Ora, o Sr. José (Sócrates), mesmo temporariamente e cada vez mais, também é um f.p. – por maior que seja o desprezo que o próprio nutre pela função – pago pelo dinheiro dos contribuintes e, nesse contexto, (ainda) nos deve, sobre esta matéria, uma explicação, seja ela qual for.

No palco do Mundo, como diria Shakespeare, outras personagens se apressam para entrar em cena e, Mariano, qual Demóstenes curado da gaguez, resolveu atirar achas para a fogueira: afinal, o José (Tavares) além de f.p, era também um professor em início de carreira. Propositadamente, ou não, o Mariano, que é ministro, resolveu elidir dois qualificativos de Tavares, o que por junto daria: jovem professor universitário, em início de carreira.

Com todo este cenário, além das explicações que não temos, ficamos à espera de conhecer o local exacto onde Prometeu irá ser (de novo) agrilhoado; com um tal plano tecnológico será que as vísceras do J.Tavares serão devoradas pela águia Vitória, ou farão outra, à medida, no Mit?
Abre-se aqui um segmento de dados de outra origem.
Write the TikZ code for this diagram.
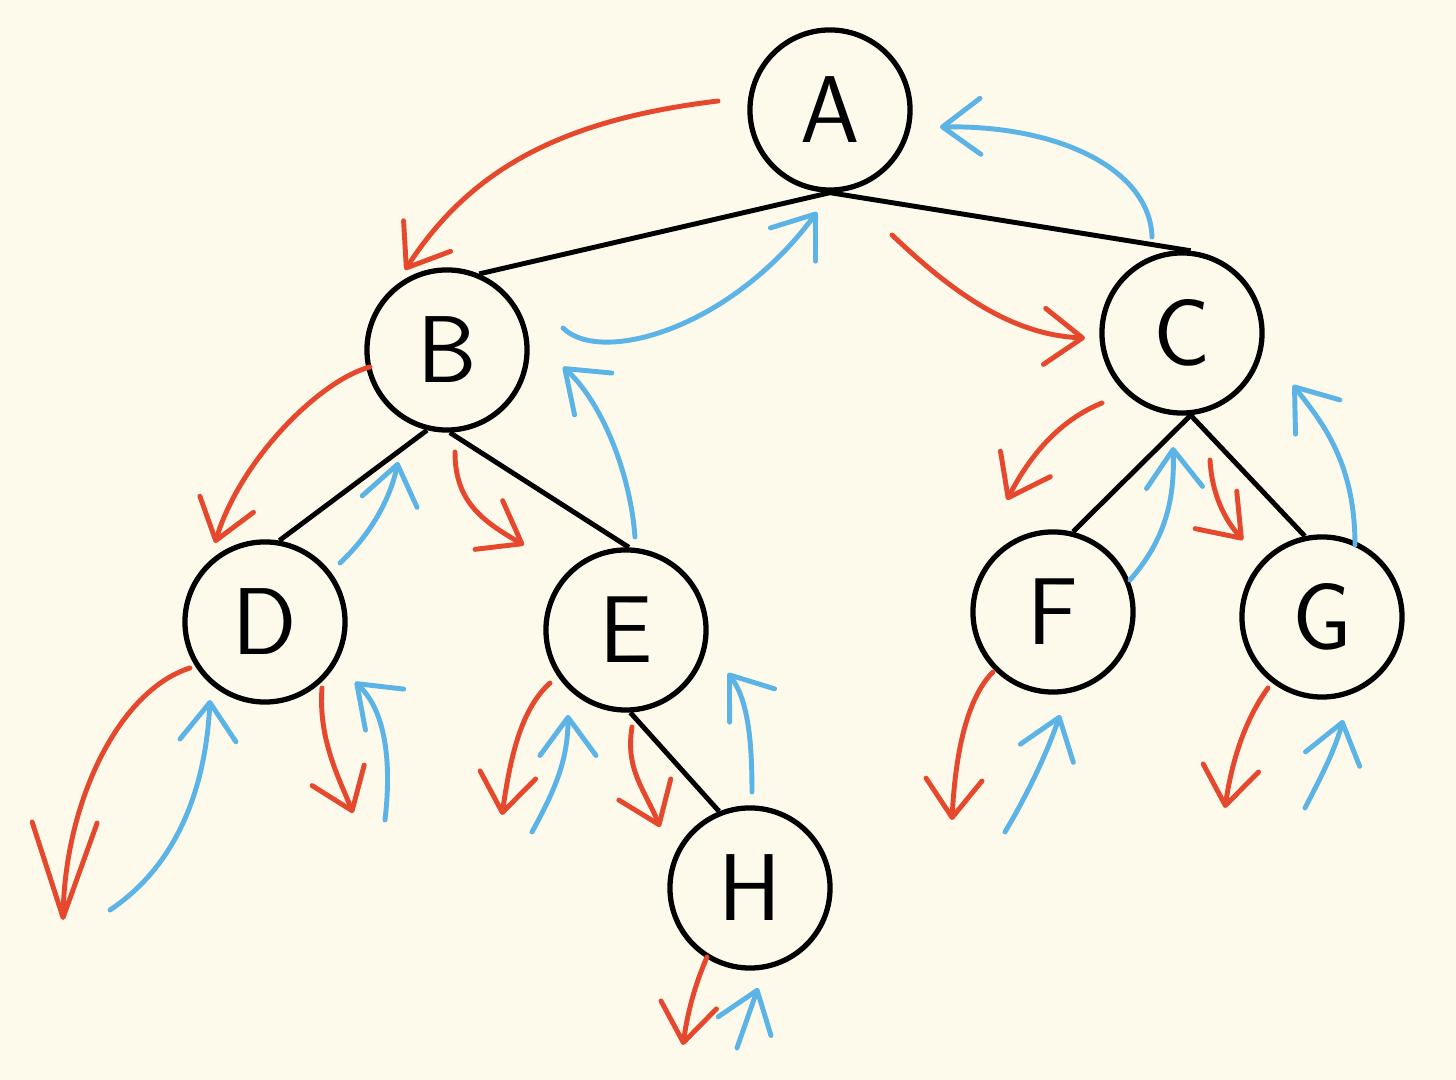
\documentclass[tikz,border=0pt]{standalone}
\usetikzlibrary{arrows.meta}
\definecolor{bgc}{HTML}{FDFAEC}
\definecolor{redc}{HTML}{E5482C}
\definecolor{bluec}{HTML}{5BB3E6}
\begin{document}
\begin{tikzpicture}[x=0.01cm,y=-0.01cm,
  vtx/.style={circle,draw=black,line width=1.5pt,minimum size=1.6cm,inner sep=0pt,
    font=\sffamily\fontsize{27}{27}\selectfont},
  tedge/.style={draw=black,line width=1.4pt},
  redarr/.style={draw=redc,line width=1.4pt,line cap=round,
    -{Straight Barb[length=3.8mm,width=5.6mm,round]}},
  bluearr/.style={draw=bluec,line width=1.4pt,line cap=round,
    -{Straight Barb[length=3.8mm,width=5.6mm,round]}},
  bigred/.style={draw=redc,line width=1.4pt,line cap=round,
    -{Straight Barb[length=9.5mm,width=6.5mm,round]}}]
\fill[bgc] (0,0) rectangle (1456,1080);
\useasboundingbox (0,0) rectangle (1456,1080);
% nodes
\node[vtx] (A) at (830,110) {A};
\node[vtx] (B) at (447,350) {B};
\node[vtx] (C) at (1182,333) {C};
\node[vtx] (D) at (265,622) {D};
\node[vtx] (E) at (626,630) {E};
\node[vtx] (F) at (1053,612) {F};
\node[vtx] (G) at (1322,617) {G};
\node[vtx] (H) at (750,888) {H};
% tree edges
\draw[tedge] (A.south) -- (B.67);
\draw[tedge] (A.south) -- (C.84);
\draw[tedge] (B.256) -- (D.80);
\draw[tedge] (B.272) -- (E.88);
\draw[tedge] (C.276) -- (F.76);
\draw[tedge] (C.276) -- (G.102);
\draw[tedge] (E.273) -- (H.112);
% coordinates of traversal arrows
\coordinate (r1a) at (718,101);  \coordinate (r1b) at (405,270);
\coordinate (r2a) at (892,235);  \coordinate (r2b) at (1085,338);
\coordinate (r3a) at (370,367);  \coordinate (r3b) at (215,543);
\coordinate (r4a) at (455,452);  \coordinate (r4b) at (524,545);
\coordinate (r5a) at (190,668);  \coordinate (r5b) at (63,920);
\coordinate (r6a) at (322,688);  \coordinate (r6b) at (353,813);
\coordinate (r7a) at (550,683);  \coordinate (r7b) at (502,815);
\coordinate (r8a) at (632,727);  \coordinate (r8b) at (660,827);
\coordinate (r9a) at (1102,403); \coordinate (r9b) at (1007,500);
\coordinate (r10a) at (1210,460); \coordinate (r10b) at (1243,540);
\coordinate (r11a) at (993,672); \coordinate (r11b) at (952,820);
\coordinate (r12a) at (1268,688); \coordinate (r12b) at (1225,808);
\coordinate (r13a) at (707,957); \coordinate (r13b) at (683,1045);
\coordinate (b1a) at (1152,237); \coordinate (b1b) at (940,127);
\coordinate (b2a) at (563,328);  \coordinate (b2b) at (817,212);
\coordinate (b3a) at (635,537);  \coordinate (b3b) at (563,367);
\coordinate (b4a) at (340,563);  \coordinate (b4b) at (398,462);
\coordinate (b5a) at (110,910);  \coordinate (b5b) at (210,700);
\coordinate (b6a) at (385,820);  \coordinate (b6b) at (355,682);
\coordinate (b7a) at (532,832);  \coordinate (b7b) at (568,715);
\coordinate (b8a) at (752,792);  \coordinate (b8b) at (728,673);
\coordinate (b9a) at (1130,580); \coordinate (b9b) at (1173,447);
\coordinate (b10a) at (1355,545); \coordinate (b10b) at (1293,385);
\coordinate (b11a) at (1005,832); \coordinate (b11b) at (1060,715);
\coordinate (b12a) at (1305,808); \coordinate (b12b) at (1343,720);
\coordinate (b13a) at (737,1048); \coordinate (b13b) at (758,988);
% red arrows (going down)
\draw[redarr] (r1a) .. controls (560,120) and (470,170) .. (r1b);
\draw[redarr] (r2a) .. controls (950,290) and (1010,335) .. (r2b);
\draw[redarr] (r3a) .. controls (320,380) and (240,460) .. (r3b);
\draw[redarr] (r4a) .. controls (455,500) and (480,520) .. (r4b);
\draw[bigred] (r5a) .. controls (120,690) and (65,800) .. (r5b);
\draw[redarr] (r6a) .. controls (318,740) and (340,780) .. (r6b);
\draw[redarr] (r7a) .. controls (520,710) and (510,760) .. (r7b);
\draw[redarr] (r8a) .. controls (625,770) and (645,790) .. (r8b);
\draw[redarr] (r9a) .. controls (1060,420) and (1030,455) .. (r9b);
\draw[redarr] (r10a) .. controls (1212,495) and (1225,520) .. (r10b);
\draw[redarr] (r11a) .. controls (965,700) and (955,760) .. (r11b);
\draw[redarr] (r12a) .. controls (1245,720) and (1232,760) .. (r12b);
\draw[redarr] (r13a) .. controls (695,985) and (688,1010) .. (r13b);
% blue arrows (going up)
\draw[bluearr] (b1a) .. controls (1150,170) and (1060,125) .. (b1b);
\draw[bluearr] (b2a) .. controls (600,365) and (730,330) .. (b2b);
\draw[bluearr] (b3a) .. controls (630,470) and (600,400) .. (b3b);
\draw[bluearr] (b4a) .. controls (370,535) and (390,500) .. (b4b);
\draw[bluearr] (b5a) .. controls (170,870) and (205,800) .. (b5b);
\draw[bluearr] (b6a) .. controls (392,760) and (385,710) .. (b6b);
\draw[bluearr] (b7a) .. controls (555,790) and (568,760) .. (b7b);
\draw[bluearr] (b8a) .. controls (752,740) and (748,700) .. (b8b);
\draw[bluearr] (b9a) .. controls (1165,540) and (1175,500) .. (b9b);
\draw[bluearr] (b10a) .. controls (1355,460) and (1320,420) .. (b10b);
\draw[bluearr] (b11a) .. controls (1030,790) and (1048,750) .. (b11b);
\draw[bluearr] (b12a) .. controls (1322,775) and (1335,750) .. (b12b);
\draw[bluearr] (b13a) .. controls (745,1025) and (752,1005) .. (b13b);
\end{tikzpicture}
\end{document}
Certo é que, por mérito, J. Sócrates, não se livrando de ser um fp, jamais será um jovem professor universitário em início de carreira e tomado, não como um homem, mas como um pedaço de carácter, é um ser desprezível, arrastando consigo outros seres que, pela sua subserviência, são igualmente desprezíveis, tudo, por nossa conta.